**Instructions for the task**
Each line below should be quoted exactly, please.

**Source material**
══════

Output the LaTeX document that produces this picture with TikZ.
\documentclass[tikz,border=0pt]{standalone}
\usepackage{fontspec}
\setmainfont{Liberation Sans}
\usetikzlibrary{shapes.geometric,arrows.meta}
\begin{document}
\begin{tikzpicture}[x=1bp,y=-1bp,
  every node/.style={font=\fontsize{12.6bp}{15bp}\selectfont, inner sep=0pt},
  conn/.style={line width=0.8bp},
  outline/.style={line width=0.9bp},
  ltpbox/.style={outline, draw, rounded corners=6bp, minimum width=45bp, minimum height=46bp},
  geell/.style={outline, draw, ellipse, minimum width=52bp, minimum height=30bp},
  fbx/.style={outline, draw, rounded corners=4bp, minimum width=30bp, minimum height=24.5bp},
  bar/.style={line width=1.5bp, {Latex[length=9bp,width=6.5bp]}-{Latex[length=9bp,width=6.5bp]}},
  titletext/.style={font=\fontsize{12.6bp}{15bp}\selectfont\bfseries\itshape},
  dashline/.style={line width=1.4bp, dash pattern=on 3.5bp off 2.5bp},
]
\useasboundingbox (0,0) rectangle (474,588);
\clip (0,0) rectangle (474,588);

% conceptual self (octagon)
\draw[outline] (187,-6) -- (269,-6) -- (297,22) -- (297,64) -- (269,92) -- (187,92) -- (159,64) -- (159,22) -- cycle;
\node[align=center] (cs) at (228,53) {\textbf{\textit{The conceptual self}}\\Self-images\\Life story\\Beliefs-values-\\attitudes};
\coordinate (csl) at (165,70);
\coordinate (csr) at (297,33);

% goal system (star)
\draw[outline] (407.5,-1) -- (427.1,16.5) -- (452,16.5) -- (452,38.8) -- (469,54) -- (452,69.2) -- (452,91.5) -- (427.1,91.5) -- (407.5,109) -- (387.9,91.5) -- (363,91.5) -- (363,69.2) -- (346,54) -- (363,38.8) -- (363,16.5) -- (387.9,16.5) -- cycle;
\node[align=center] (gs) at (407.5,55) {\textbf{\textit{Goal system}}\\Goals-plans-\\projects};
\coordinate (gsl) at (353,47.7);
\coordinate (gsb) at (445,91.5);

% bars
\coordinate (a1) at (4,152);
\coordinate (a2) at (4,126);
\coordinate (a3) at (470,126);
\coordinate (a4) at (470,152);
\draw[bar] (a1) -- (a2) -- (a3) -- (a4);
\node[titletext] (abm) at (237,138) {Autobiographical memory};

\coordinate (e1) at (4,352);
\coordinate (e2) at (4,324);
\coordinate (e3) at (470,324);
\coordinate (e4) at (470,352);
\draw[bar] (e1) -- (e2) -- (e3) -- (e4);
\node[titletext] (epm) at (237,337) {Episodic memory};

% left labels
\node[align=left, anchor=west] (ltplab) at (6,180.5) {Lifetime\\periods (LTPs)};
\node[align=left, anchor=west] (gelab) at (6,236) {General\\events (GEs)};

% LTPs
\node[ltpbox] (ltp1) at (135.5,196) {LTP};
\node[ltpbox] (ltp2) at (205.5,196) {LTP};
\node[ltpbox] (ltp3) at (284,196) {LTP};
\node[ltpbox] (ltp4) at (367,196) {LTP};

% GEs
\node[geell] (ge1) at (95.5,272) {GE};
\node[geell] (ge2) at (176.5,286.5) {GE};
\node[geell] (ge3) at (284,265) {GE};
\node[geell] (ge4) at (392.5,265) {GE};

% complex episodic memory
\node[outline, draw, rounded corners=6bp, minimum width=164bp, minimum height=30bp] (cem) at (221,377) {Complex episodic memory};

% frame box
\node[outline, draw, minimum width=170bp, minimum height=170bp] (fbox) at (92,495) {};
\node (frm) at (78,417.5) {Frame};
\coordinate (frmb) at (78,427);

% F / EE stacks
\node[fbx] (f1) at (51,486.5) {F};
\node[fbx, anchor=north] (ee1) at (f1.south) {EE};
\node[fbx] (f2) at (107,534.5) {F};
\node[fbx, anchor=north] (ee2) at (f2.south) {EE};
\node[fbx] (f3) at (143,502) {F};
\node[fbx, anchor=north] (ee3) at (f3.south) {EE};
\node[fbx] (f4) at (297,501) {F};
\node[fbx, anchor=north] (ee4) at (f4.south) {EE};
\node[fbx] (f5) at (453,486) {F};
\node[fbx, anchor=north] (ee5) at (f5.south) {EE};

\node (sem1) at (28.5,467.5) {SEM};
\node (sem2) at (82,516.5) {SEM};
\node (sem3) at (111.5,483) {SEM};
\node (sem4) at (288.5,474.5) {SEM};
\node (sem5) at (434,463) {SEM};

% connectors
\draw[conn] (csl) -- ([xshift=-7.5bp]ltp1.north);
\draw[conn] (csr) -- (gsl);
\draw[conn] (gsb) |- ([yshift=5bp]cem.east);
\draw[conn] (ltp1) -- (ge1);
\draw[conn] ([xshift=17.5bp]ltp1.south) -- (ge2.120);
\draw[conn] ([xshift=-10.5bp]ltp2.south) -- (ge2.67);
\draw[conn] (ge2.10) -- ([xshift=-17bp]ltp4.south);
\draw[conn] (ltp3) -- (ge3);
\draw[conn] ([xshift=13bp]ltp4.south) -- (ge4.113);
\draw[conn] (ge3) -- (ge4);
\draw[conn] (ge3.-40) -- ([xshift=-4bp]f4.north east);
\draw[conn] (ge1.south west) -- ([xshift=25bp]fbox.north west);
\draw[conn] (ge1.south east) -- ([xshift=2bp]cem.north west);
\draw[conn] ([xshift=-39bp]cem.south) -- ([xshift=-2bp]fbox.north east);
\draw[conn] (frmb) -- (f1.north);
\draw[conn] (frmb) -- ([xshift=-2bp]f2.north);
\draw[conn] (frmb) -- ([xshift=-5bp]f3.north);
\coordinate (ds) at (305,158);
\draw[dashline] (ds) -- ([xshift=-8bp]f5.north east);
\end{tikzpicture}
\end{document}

══════

**Written answer**
Output the LaTeX document that produces this picture with TikZ.
\documentclass[tikz,border=0pt]{standalone}
\usepackage{fontspec}
\setmainfont{Liberation Sans}
\usetikzlibrary{shapes.geometric,arrows.meta}
\begin{document}
\begin{tikzpicture}[x=1bp,y=-1bp,
  every node/.style={font=\fontsize{12.6bp}{15bp}\selectfont, inner sep=0pt},
  conn/.style={line width=0.8bp},
  outline/.style={line width=0.9bp},
  ltpbox/.style={outline, draw, rounded corners=6bp, minimum width=45bp, minimum height=46bp},
  geell/.style={outline, draw, ellipse, minimum width=52bp, minimum height=30bp},
  fbx/.style={outline, draw, rounded corners=4bp, minimum width=30bp, minimum height=24.5bp},
  bar/.style={line width=1.5bp, {Latex[length=9bp,width=6.5bp]}-{Latex[length=9bp,width=6.5bp]}},
  titletext/.style={font=\fontsize{12.6bp}{15bp}\selectfont\bfseries\itshape},
  dashline/.style={line width=1.4bp, dash pattern=on 3.5bp off 2.5bp},
]
\useasboundingbox (0,0) rectangle (474,588);
\clip (0,0) rectangle (474,588);

% conceptual self (octagon)
\draw[outline] (187,-6) -- (269,-6) -- (297,22) -- (297,64) -- (269,92) -- (187,92) -- (159,64) -- (159,22) -- cycle;
\node[align=center] (cs) at (228,53) {\textbf{\textit{The conceptual self}}\\Self-images\\Life story\\Beliefs-values-\\attitudes};
\coordinate (csl) at (165,70);
\coordinate (csr) at (297,33);

% goal system (star)
\draw[outline] (407.5,-1) -- (427.1,16.5) -- (452,16.5) -- (452,38.8) -- (469,54) -- (452,69.2) -- (452,91.5) -- (427.1,91.5) -- (407.5,109) -- (387.9,91.5) -- (363,91.5) -- (363,69.2) -- (346,54) -- (363,38.8) -- (363,16.5) -- (387.9,16.5) -- cycle;
\node[align=center] (gs) at (407.5,55) {\textbf{\textit{Goal system}}\\Goals-plans-\\projects};
\coordinate (gsl) at (353,47.7);
\coordinate (gsb) at (445,91.5);

% bars
\coordinate (a1) at (4,152);
\coordinate (a2) at (4,126);
\coordinate (a3) at (470,126);
\coordinate (a4) at (470,152);
\draw[bar] (a1) -- (a2) -- (a3) -- (a4);
\node[titletext] (abm) at (237,138) {Autobiographical memory};

\coordinate (e1) at (4,352);
\coordinate (e2) at (4,324);
\coordinate (e3) at (470,324);
\coordinate (e4) at (470,352);
\draw[bar] (e1) -- (e2) -- (e3) -- (e4);
\node[titletext] (epm) at (237,337) {Episodic memory};

% left labels
\node[align=left, anchor=west] (ltplab) at (6,180.5) {Lifetime\\periods (LTPs)};
\node[align=left, anchor=west] (gelab) at (6,236) {General\\events (GEs)};

% LTPs
\node[ltpbox] (ltp1) at (135.5,196) {LTP};
\node[ltpbox] (ltp2) at (205.5,196) {LTP};
\node[ltpbox] (ltp3) at (284,196) {LTP};
\node[ltpbox] (ltp4) at (367,196) {LTP};

% GEs
\node[geell] (ge1) at (95.5,272) {GE};
\node[geell] (ge2) at (176.5,286.5) {GE};
\node[geell] (ge3) at (284,265) {GE};
\node[geell] (ge4) at (392.5,265) {GE};

% complex episodic memory
\node[outline, draw, rounded corners=6bp, minimum width=164bp, minimum height=30bp] (cem) at (221,377) {Complex episodic memory};

% frame box
\node[outline, draw, minimum width=170bp, minimum height=170bp] (fbox) at (92,495) {};
\node (frm) at (78,417.5) {Frame};
\coordinate (frmb) at (78,427);

% F / EE stacks
\node[fbx] (f1) at (51,486.5) {F};
\node[fbx, anchor=north] (ee1) at (f1.south) {EE};
\node[fbx] (f2) at (107,534.5) {F};
\node[fbx, anchor=north] (ee2) at (f2.south) {EE};
\node[fbx] (f3) at (143,502) {F};
\node[fbx, anchor=north] (ee3) at (f3.south) {EE};
\node[fbx] (f4) at (297,501) {F};
\node[fbx, anchor=north] (ee4) at (f4.south) {EE};
\node[fbx] (f5) at (453,486) {F};
\node[fbx, anchor=north] (ee5) at (f5.south) {EE};

\node (sem1) at (28.5,467.5) {SEM};
\node (sem2) at (82,516.5) {SEM};
\node (sem3) at (111.5,483) {SEM};
\node (sem4) at (288.5,474.5) {SEM};
\node (sem5) at (434,463) {SEM};

% connectors
\draw[conn] (csl) -- ([xshift=-7.5bp]ltp1.north);
\draw[conn] (csr) -- (gsl);
\draw[conn] (gsb) |- ([yshift=5bp]cem.east);
\draw[conn] (ltp1) -- (ge1);
\draw[conn] ([xshift=17.5bp]ltp1.south) -- (ge2.120);
\draw[conn] ([xshift=-10.5bp]ltp2.south) -- (ge2.67);
\draw[conn] (ge2.10) -- ([xshift=-17bp]ltp4.south);
\draw[conn] (ltp3) -- (ge3);
\draw[conn] ([xshift=13bp]ltp4.south) -- (ge4.113);
\draw[conn] (ge3) -- (ge4);
\draw[conn] (ge3.-40) -- ([xshift=-4bp]f4.north east);
\draw[conn] (ge1.south west) -- ([xshift=25bp]fbox.north west);
\draw[conn] (ge1.south east) -- ([xshift=2bp]cem.north west);
\draw[conn] ([xshift=-39bp]cem.south) -- ([xshift=-2bp]fbox.north east);
\draw[conn] (frmb) -- (f1.north);
\draw[conn] (frmb) -- ([xshift=-2bp]f2.north);
\draw[conn] (frmb) -- ([xshift=-5bp]f3.north);
\coordinate (ds) at (305,158);
\draw[dashline] (ds) -- ([xshift=-8bp]f5.north east);
\end{tikzpicture}
\end{document}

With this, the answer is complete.